## Goal
The material below holds pictures; leave them out and reproduce exactly the lines from the one with "What matplotlib code" through the one with "import numpy as np", inclusive.

## Extracted material
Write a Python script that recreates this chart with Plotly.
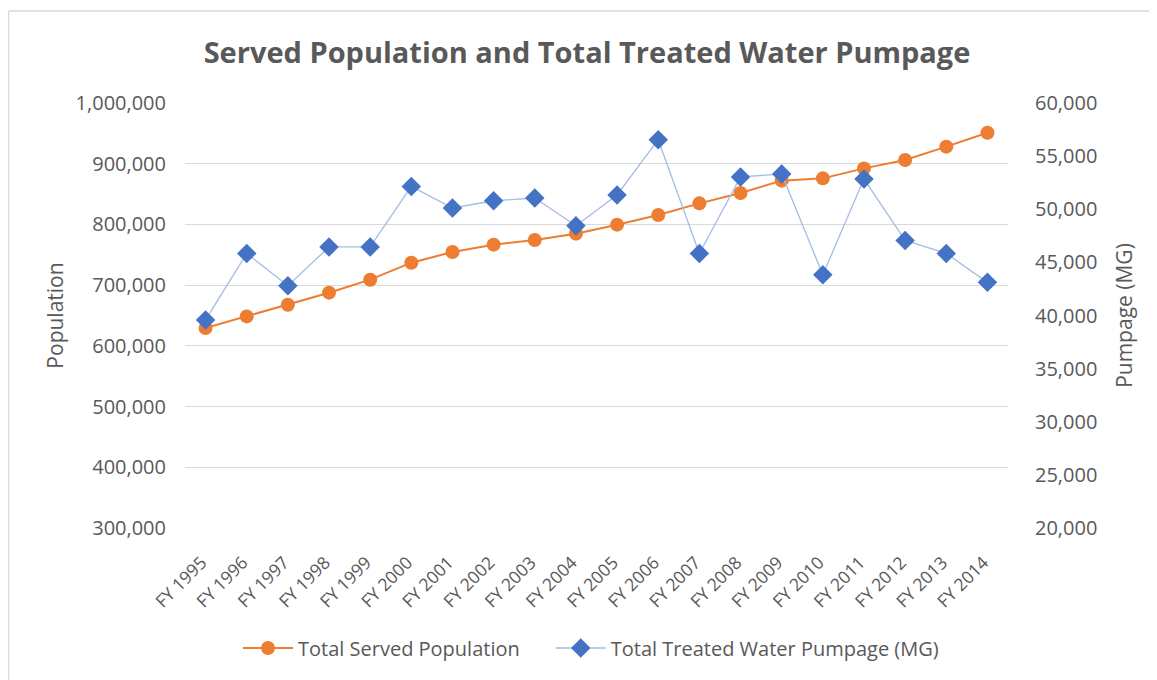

---

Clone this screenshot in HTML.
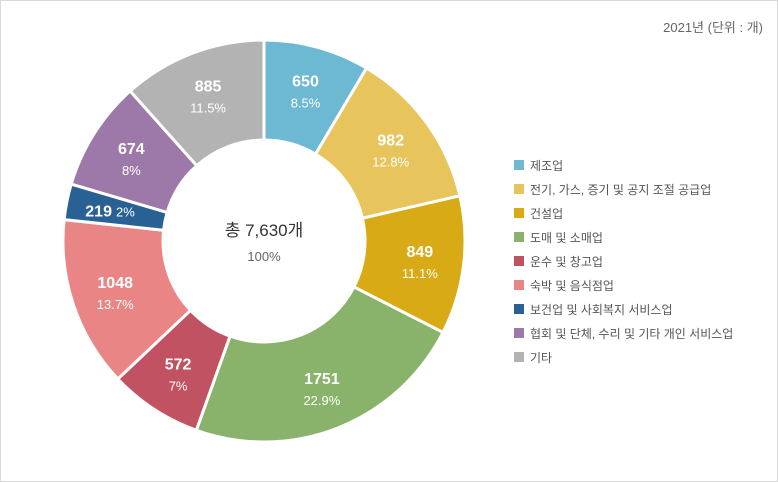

==

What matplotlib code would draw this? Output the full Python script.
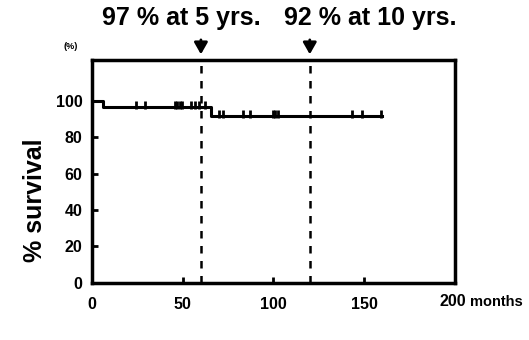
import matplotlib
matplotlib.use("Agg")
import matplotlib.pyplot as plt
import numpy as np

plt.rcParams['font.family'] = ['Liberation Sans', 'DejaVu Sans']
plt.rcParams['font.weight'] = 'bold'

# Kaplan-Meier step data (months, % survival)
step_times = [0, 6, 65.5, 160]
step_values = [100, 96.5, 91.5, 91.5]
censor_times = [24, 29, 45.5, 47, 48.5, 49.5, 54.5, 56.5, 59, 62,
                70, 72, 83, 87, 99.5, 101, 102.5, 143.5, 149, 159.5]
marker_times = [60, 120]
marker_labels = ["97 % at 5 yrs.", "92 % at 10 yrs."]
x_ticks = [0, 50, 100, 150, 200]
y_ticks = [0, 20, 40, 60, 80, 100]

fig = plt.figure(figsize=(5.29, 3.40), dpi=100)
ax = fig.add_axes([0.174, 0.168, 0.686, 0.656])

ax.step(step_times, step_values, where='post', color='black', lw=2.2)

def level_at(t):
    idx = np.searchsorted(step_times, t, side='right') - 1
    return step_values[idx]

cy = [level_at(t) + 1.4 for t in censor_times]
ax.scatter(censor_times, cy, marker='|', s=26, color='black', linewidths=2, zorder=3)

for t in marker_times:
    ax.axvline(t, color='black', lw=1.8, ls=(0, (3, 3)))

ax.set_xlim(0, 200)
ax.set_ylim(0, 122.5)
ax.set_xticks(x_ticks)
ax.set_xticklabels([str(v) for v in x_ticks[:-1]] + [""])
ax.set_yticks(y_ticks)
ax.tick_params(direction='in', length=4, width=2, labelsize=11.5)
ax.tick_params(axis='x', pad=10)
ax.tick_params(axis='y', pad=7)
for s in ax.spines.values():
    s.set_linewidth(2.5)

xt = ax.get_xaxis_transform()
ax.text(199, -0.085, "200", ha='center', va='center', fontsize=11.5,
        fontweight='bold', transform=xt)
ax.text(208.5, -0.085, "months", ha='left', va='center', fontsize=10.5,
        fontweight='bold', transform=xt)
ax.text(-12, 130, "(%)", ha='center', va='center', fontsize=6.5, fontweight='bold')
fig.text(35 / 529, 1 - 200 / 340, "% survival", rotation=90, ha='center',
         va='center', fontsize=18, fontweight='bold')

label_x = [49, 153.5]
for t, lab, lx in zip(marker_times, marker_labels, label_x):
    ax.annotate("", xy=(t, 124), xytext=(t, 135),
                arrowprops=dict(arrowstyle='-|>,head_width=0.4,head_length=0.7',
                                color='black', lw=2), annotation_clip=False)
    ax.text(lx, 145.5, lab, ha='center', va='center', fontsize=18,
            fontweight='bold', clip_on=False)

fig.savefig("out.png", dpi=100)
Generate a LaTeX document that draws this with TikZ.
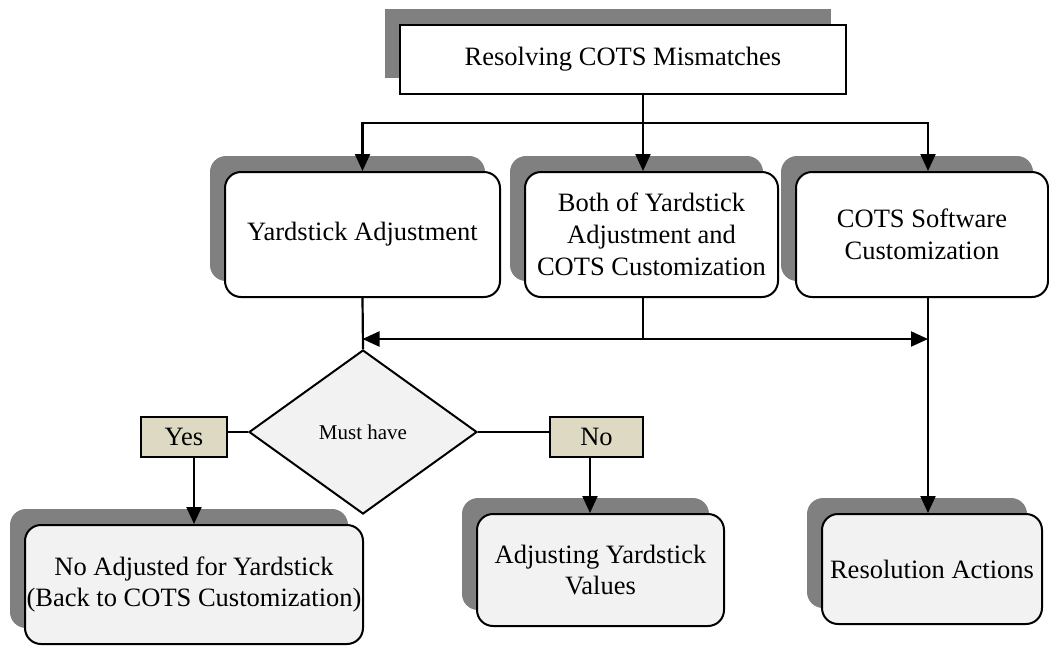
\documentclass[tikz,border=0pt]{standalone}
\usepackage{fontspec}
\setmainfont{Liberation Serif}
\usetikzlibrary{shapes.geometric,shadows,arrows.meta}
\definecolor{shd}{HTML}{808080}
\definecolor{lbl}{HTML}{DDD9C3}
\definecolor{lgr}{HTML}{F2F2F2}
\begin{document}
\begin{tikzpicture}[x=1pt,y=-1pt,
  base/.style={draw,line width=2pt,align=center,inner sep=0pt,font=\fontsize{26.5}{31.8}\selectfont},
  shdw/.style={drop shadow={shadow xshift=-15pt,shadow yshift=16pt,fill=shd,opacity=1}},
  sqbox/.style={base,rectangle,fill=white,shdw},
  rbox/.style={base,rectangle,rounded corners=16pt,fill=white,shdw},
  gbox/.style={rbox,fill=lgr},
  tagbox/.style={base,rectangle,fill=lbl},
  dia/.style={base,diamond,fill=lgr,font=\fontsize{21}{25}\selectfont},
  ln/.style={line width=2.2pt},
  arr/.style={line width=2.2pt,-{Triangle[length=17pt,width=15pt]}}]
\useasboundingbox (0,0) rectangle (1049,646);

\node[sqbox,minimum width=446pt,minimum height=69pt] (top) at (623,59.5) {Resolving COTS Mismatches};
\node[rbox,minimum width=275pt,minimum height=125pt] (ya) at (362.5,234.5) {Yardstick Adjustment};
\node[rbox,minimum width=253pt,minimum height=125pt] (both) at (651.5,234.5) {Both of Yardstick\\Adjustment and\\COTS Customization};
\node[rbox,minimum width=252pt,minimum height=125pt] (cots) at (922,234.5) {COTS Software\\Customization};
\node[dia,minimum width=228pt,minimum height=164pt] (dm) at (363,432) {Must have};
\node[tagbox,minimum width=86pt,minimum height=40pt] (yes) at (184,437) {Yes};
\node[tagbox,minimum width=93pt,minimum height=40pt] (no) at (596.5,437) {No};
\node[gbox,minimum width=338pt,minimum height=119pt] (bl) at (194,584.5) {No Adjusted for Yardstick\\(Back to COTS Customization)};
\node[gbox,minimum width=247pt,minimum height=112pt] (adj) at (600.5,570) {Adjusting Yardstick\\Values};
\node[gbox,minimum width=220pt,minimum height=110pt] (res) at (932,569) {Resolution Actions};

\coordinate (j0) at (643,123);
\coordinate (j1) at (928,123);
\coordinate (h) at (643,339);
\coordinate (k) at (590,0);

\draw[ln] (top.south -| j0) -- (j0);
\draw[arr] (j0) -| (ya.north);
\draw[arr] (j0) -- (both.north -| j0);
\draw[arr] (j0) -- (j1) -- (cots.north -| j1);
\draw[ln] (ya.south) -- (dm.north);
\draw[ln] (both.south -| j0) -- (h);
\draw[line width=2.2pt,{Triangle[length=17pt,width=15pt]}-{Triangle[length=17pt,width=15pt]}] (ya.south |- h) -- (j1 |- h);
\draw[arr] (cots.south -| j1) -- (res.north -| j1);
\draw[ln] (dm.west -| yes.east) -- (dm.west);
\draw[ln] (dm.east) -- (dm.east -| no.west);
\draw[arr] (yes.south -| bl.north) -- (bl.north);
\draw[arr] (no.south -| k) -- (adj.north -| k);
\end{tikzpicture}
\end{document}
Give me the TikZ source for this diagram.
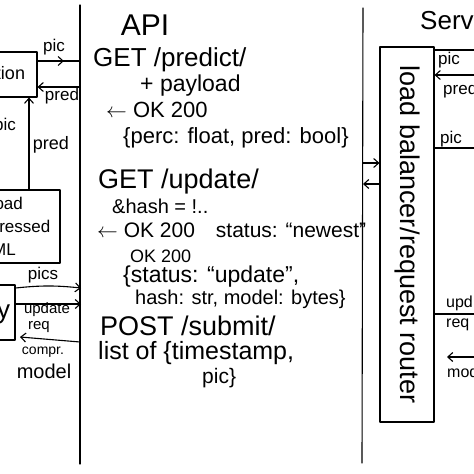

## Solution to this task
What matplotlib code would draw this? Output the full Python script.
import matplotlib
matplotlib.use("Agg")
import matplotlib.pyplot as plt
import numpy as np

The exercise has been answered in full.